» Given exercise
Every entry below must be repeated exactly; skip the pictures.

>> BEGIN

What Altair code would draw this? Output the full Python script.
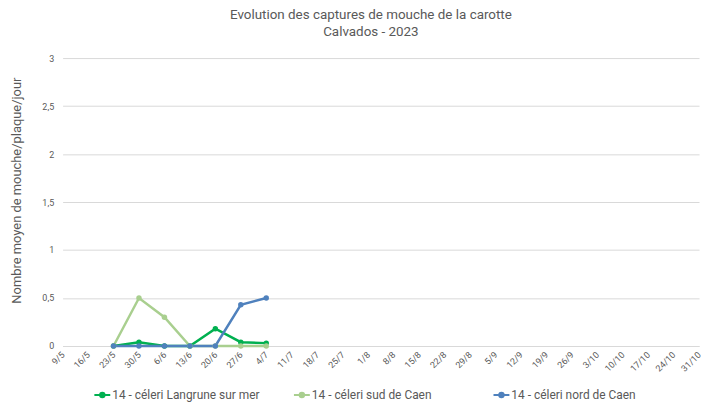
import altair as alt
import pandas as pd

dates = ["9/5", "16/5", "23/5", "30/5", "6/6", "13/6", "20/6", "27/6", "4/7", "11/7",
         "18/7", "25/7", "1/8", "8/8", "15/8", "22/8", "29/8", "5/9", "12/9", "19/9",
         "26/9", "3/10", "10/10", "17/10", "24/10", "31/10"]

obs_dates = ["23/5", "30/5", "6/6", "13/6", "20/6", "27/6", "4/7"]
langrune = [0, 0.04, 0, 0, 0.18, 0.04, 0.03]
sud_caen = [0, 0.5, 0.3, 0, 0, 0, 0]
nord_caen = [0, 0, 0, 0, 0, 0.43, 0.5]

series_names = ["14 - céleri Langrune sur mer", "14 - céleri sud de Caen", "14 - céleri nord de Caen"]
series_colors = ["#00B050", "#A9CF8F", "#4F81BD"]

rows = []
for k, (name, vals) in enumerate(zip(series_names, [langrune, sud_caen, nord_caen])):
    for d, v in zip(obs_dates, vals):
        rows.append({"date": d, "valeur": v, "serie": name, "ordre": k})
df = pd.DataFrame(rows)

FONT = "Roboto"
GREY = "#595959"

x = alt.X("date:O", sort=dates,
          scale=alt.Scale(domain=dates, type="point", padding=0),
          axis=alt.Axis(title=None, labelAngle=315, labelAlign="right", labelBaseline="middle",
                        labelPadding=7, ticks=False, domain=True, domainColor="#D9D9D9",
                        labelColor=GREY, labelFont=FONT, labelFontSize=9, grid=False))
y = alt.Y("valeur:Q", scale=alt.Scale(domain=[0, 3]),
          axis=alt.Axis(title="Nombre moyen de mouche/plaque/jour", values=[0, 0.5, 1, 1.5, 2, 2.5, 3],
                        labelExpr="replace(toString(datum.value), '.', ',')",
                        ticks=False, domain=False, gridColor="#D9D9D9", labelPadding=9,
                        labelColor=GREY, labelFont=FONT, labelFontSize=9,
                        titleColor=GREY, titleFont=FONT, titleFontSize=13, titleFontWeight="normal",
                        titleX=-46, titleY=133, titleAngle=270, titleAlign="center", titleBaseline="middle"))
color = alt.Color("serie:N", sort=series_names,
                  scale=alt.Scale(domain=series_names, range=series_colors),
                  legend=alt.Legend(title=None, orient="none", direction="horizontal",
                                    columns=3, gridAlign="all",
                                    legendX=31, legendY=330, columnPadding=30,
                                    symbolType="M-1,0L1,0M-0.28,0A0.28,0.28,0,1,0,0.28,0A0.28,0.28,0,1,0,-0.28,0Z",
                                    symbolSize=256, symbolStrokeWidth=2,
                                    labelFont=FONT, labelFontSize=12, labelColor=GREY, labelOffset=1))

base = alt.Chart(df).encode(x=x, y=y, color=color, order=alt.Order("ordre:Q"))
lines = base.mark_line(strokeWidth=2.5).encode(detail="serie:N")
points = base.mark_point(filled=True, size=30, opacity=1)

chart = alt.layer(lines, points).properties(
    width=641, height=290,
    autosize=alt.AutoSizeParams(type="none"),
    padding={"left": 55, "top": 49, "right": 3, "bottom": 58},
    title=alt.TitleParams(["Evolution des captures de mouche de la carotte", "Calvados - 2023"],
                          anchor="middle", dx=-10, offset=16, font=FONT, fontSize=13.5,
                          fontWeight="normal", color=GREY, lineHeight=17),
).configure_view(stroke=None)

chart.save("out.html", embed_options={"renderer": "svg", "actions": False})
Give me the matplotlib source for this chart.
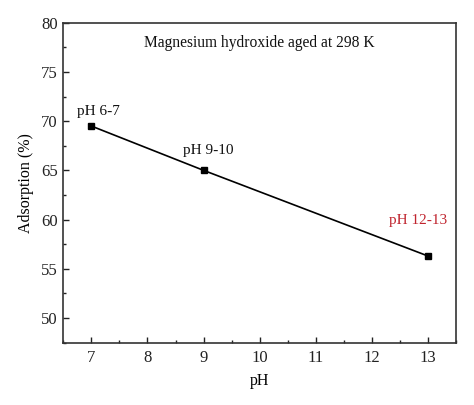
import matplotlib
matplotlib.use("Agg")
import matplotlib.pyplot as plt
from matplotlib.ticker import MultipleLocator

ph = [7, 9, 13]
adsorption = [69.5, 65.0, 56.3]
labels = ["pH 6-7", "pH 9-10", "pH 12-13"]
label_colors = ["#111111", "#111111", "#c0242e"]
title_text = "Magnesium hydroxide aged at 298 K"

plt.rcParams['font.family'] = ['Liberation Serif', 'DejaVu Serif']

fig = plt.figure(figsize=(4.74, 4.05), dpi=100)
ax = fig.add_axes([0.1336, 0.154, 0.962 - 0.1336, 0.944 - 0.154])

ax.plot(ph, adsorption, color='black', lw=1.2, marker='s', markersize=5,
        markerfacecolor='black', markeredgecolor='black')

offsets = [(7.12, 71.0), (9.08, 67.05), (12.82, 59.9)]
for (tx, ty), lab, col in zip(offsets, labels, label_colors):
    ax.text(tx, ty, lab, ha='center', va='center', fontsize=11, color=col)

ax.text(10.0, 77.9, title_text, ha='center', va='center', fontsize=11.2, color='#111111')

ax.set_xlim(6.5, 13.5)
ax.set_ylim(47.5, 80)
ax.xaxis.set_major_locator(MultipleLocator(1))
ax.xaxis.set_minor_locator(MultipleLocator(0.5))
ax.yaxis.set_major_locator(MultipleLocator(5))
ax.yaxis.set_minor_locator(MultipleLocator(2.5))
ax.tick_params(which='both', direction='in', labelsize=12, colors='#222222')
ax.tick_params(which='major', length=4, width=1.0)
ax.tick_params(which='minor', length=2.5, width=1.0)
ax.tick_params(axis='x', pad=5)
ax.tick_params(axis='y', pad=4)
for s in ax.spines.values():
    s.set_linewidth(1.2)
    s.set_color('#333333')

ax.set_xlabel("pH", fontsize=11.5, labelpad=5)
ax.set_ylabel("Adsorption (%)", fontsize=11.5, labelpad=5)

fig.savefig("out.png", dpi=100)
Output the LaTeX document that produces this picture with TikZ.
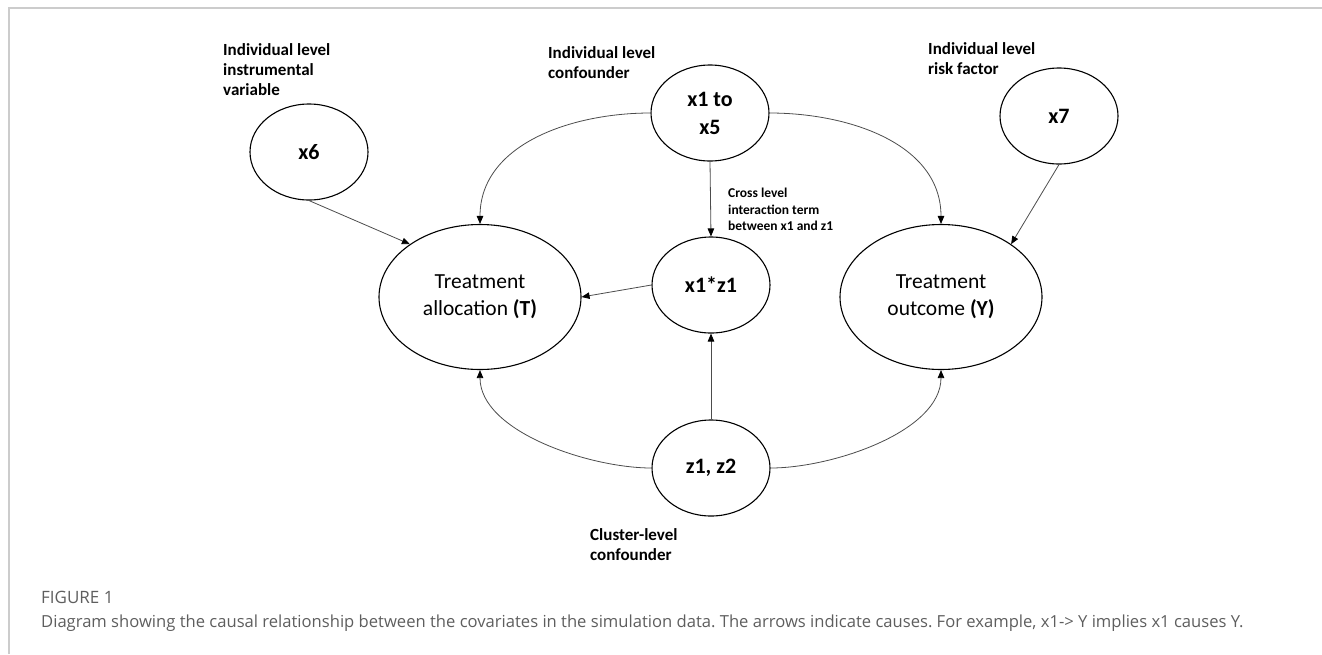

>> END

» Final result
What Altair code would draw this? Output the full Python script.
import altair as alt
import pandas as pd

dates = ["9/5", "16/5", "23/5", "30/5", "6/6", "13/6", "20/6", "27/6", "4/7", "11/7",
         "18/7", "25/7", "1/8", "8/8", "15/8", "22/8", "29/8", "5/9", "12/9", "19/9",
         "26/9", "3/10", "10/10", "17/10", "24/10", "31/10"]

obs_dates = ["23/5", "30/5", "6/6", "13/6", "20/6", "27/6", "4/7"]
langrune = [0, 0.04, 0, 0, 0.18, 0.04, 0.03]
sud_caen = [0, 0.5, 0.3, 0, 0, 0, 0]
nord_caen = [0, 0, 0, 0, 0, 0.43, 0.5]

series_names = ["14 - céleri Langrune sur mer", "14 - céleri sud de Caen", "14 - céleri nord de Caen"]
series_colors = ["#00B050", "#A9CF8F", "#4F81BD"]

rows = []
for k, (name, vals) in enumerate(zip(series_names, [langrune, sud_caen, nord_caen])):
    for d, v in zip(obs_dates, vals):
        rows.append({"date": d, "valeur": v, "serie": name, "ordre": k})
df = pd.DataFrame(rows)

FONT = "Roboto"
GREY = "#595959"

x = alt.X("date:O", sort=dates,
          scale=alt.Scale(domain=dates, type="point", padding=0),
          axis=alt.Axis(title=None, labelAngle=315, labelAlign="right", labelBaseline="middle",
                        labelPadding=7, ticks=False, domain=True, domainColor="#D9D9D9",
                        labelColor=GREY, labelFont=FONT, labelFontSize=9, grid=False))
y = alt.Y("valeur:Q", scale=alt.Scale(domain=[0, 3]),
          axis=alt.Axis(title="Nombre moyen de mouche/plaque/jour", values=[0, 0.5, 1, 1.5, 2, 2.5, 3],
                        labelExpr="replace(toString(datum.value), '.', ',')",
                        ticks=False, domain=False, gridColor="#D9D9D9", labelPadding=9,
                        labelColor=GREY, labelFont=FONT, labelFontSize=9,
                        titleColor=GREY, titleFont=FONT, titleFontSize=13, titleFontWeight="normal",
                        titleX=-46, titleY=133, titleAngle=270, titleAlign="center", titleBaseline="middle"))
color = alt.Color("serie:N", sort=series_names,
                  scale=alt.Scale(domain=series_names, range=series_colors),
                  legend=alt.Legend(title=None, orient="none", direction="horizontal",
                                    columns=3, gridAlign="all",
                                    legendX=31, legendY=330, columnPadding=30,
                                    symbolType="M-1,0L1,0M-0.28,0A0.28,0.28,0,1,0,0.28,0A0.28,0.28,0,1,0,-0.28,0Z",
                                    symbolSize=256, symbolStrokeWidth=2,
                                    labelFont=FONT, labelFontSize=12, labelColor=GREY, labelOffset=1))

base = alt.Chart(df).encode(x=x, y=y, color=color, order=alt.Order("ordre:Q"))
lines = base.mark_line(strokeWidth=2.5).encode(detail="serie:N")
points = base.mark_point(filled=True, size=30, opacity=1)

chart = alt.layer(lines, points).properties(
    width=641, height=290,
    autosize=alt.AutoSizeParams(type="none"),
    padding={"left": 55, "top": 49, "right": 3, "bottom": 58},
    title=alt.TitleParams(["Evolution des captures de mouche de la carotte", "Calvados - 2023"],
                          anchor="middle", dx=-10, offset=16, font=FONT, fontSize=13.5,
                          fontWeight="normal", color=GREY, lineHeight=17),
).configure_view(stroke=None)

chart.save("out.html", embed_options={"renderer": "svg", "actions": False})
Give me the matplotlib source for this chart.
import matplotlib
matplotlib.use("Agg")
import matplotlib.pyplot as plt
from matplotlib.ticker import MultipleLocator

ph = [7, 9, 13]
adsorption = [69.5, 65.0, 56.3]
labels = ["pH 6-7", "pH 9-10", "pH 12-13"]
label_colors = ["#111111", "#111111", "#c0242e"]
title_text = "Magnesium hydroxide aged at 298 K"

plt.rcParams['font.family'] = ['Liberation Serif', 'DejaVu Serif']

fig = plt.figure(figsize=(4.74, 4.05), dpi=100)
ax = fig.add_axes([0.1336, 0.154, 0.962 - 0.1336, 0.944 - 0.154])

ax.plot(ph, adsorption, color='black', lw=1.2, marker='s', markersize=5,
        markerfacecolor='black', markeredgecolor='black')

offsets = [(7.12, 71.0), (9.08, 67.05), (12.82, 59.9)]
for (tx, ty), lab, col in zip(offsets, labels, label_colors):
    ax.text(tx, ty, lab, ha='center', va='center', fontsize=11, color=col)

ax.text(10.0, 77.9, title_text, ha='center', va='center', fontsize=11.2, color='#111111')

ax.set_xlim(6.5, 13.5)
ax.set_ylim(47.5, 80)
ax.xaxis.set_major_locator(MultipleLocator(1))
ax.xaxis.set_minor_locator(MultipleLocator(0.5))
ax.yaxis.set_major_locator(MultipleLocator(5))
ax.yaxis.set_minor_locator(MultipleLocator(2.5))
ax.tick_params(which='both', direction='in', labelsize=12, colors='#222222')
ax.tick_params(which='major', length=4, width=1.0)
ax.tick_params(which='minor', length=2.5, width=1.0)
ax.tick_params(axis='x', pad=5)
ax.tick_params(axis='y', pad=4)
for s in ax.spines.values():
    s.set_linewidth(1.2)
    s.set_color('#333333')

ax.set_xlabel("pH", fontsize=11.5, labelpad=5)
ax.set_ylabel("Adsorption (%)", fontsize=11.5, labelpad=5)

fig.savefig("out.png", dpi=100)
Output the LaTeX document that produces this picture with TikZ.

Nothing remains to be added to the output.